* [TASK STATEMENT]: Reproduce nothing but the lines from the one with "Generate a Python" through the one with "from matplotlib.ticker import MultipleLocator", exactly and with both ends. Omit pictures.

* [DATASET RECORDS]:
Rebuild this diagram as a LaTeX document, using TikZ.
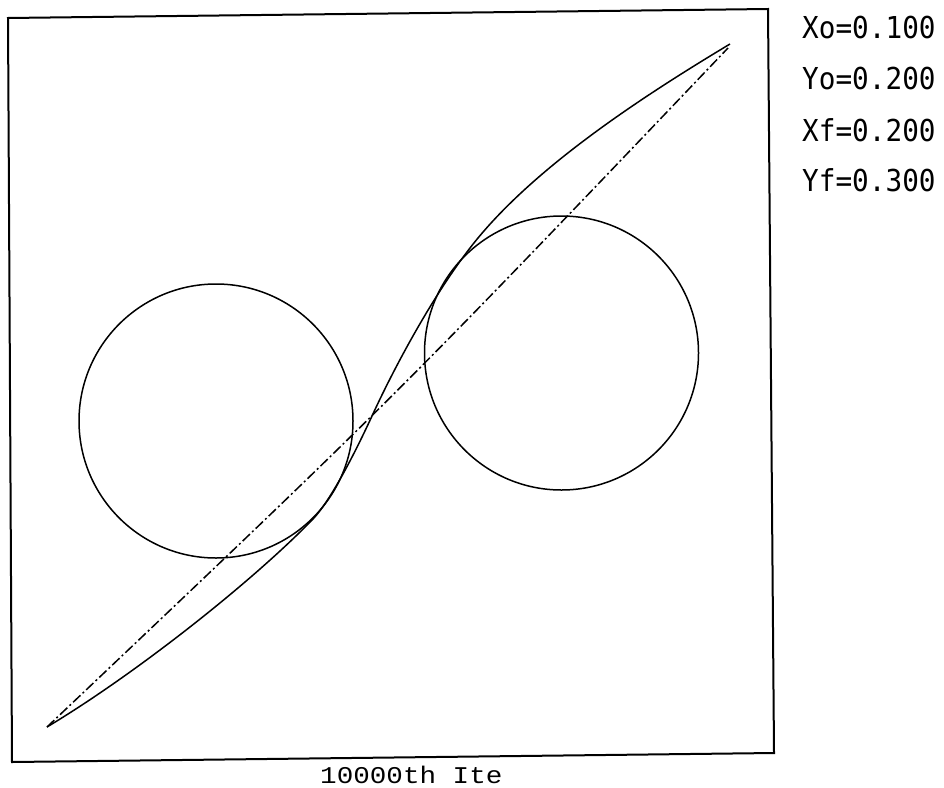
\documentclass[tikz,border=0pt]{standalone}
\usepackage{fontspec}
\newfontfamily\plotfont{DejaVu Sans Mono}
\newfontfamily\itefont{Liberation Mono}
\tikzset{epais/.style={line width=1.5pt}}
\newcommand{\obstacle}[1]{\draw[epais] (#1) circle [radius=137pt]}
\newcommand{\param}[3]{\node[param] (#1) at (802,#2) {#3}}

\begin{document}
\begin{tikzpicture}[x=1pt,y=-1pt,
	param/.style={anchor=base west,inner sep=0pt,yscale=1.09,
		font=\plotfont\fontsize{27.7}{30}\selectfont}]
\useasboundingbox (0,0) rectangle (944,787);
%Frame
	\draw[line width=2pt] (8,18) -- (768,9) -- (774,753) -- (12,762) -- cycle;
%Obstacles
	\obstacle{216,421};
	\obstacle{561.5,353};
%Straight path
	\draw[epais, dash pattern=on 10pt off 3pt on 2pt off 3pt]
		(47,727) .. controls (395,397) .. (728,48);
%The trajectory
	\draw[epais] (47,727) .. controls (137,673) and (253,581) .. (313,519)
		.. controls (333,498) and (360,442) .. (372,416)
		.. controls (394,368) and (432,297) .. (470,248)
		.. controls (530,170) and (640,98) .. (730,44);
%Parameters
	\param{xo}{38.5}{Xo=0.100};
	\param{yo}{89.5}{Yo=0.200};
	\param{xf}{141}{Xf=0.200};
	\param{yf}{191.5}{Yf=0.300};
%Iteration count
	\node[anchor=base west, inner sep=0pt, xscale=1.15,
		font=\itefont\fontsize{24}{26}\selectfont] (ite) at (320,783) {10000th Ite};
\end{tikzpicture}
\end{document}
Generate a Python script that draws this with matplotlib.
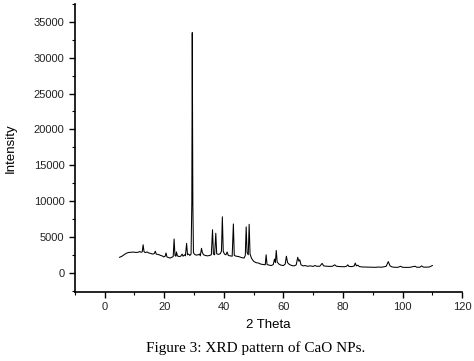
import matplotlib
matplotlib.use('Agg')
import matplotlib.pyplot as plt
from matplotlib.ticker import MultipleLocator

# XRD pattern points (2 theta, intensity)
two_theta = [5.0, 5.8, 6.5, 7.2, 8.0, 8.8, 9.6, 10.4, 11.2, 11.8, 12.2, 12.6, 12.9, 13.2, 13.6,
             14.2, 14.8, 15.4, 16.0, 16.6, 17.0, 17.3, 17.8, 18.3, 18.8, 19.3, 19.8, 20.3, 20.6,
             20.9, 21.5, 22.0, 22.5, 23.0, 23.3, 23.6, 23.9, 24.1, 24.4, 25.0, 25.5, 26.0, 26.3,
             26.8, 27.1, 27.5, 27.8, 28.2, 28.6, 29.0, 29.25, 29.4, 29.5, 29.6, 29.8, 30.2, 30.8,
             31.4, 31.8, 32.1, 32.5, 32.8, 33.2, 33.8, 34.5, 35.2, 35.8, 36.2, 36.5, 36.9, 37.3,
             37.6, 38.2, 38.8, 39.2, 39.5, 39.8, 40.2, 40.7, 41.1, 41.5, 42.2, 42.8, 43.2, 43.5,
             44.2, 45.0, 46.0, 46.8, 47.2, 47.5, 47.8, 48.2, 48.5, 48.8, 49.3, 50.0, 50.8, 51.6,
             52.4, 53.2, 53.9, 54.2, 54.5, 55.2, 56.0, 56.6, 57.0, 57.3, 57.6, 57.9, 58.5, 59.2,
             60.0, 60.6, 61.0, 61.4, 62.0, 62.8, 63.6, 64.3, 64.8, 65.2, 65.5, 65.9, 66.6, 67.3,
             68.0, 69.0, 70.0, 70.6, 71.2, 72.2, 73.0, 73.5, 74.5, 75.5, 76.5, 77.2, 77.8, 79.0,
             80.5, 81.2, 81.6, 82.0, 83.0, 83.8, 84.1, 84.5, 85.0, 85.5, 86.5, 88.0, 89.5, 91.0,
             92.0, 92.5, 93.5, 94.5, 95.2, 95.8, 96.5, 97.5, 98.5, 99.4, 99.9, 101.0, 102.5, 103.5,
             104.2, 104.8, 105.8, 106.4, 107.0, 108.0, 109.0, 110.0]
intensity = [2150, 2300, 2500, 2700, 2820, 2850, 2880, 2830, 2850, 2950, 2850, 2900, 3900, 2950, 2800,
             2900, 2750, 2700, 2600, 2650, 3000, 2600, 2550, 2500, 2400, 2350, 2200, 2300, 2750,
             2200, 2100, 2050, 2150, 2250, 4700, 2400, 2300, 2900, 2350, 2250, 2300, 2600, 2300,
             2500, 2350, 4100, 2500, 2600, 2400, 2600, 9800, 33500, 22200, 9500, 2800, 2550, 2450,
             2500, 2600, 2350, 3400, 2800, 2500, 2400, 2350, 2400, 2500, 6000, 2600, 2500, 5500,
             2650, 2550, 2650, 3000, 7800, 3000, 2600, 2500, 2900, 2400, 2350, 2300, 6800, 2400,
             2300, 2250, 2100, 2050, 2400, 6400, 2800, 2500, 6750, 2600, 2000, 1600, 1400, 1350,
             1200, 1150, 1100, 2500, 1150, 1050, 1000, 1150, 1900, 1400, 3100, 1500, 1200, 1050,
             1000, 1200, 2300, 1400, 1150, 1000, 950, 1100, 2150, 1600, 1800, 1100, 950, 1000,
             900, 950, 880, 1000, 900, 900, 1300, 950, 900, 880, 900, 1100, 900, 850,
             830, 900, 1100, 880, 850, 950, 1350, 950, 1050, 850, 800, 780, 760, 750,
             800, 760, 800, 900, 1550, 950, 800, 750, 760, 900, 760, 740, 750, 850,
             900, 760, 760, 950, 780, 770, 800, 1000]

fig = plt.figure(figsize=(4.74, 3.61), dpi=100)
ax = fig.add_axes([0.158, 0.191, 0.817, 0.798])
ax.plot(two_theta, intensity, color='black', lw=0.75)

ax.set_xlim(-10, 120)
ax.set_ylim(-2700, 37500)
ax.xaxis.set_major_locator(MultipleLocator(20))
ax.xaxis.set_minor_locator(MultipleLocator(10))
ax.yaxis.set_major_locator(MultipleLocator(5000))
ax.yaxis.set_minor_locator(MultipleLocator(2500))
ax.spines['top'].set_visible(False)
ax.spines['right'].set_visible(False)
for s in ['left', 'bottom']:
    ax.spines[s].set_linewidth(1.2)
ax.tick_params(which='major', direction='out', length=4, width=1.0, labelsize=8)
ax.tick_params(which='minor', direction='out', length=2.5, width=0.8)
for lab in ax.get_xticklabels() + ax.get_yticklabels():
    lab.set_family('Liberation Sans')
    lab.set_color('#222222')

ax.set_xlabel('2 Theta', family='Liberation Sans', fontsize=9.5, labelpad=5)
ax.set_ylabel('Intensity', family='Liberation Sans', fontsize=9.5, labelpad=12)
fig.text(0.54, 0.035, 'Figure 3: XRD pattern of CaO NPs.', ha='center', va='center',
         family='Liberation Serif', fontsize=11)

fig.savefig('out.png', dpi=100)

* [RESULT BELOW]:
Generate a Python script that draws this with matplotlib.
import matplotlib
matplotlib.use('Agg')
import matplotlib.pyplot as plt
from matplotlib.ticker import MultipleLocator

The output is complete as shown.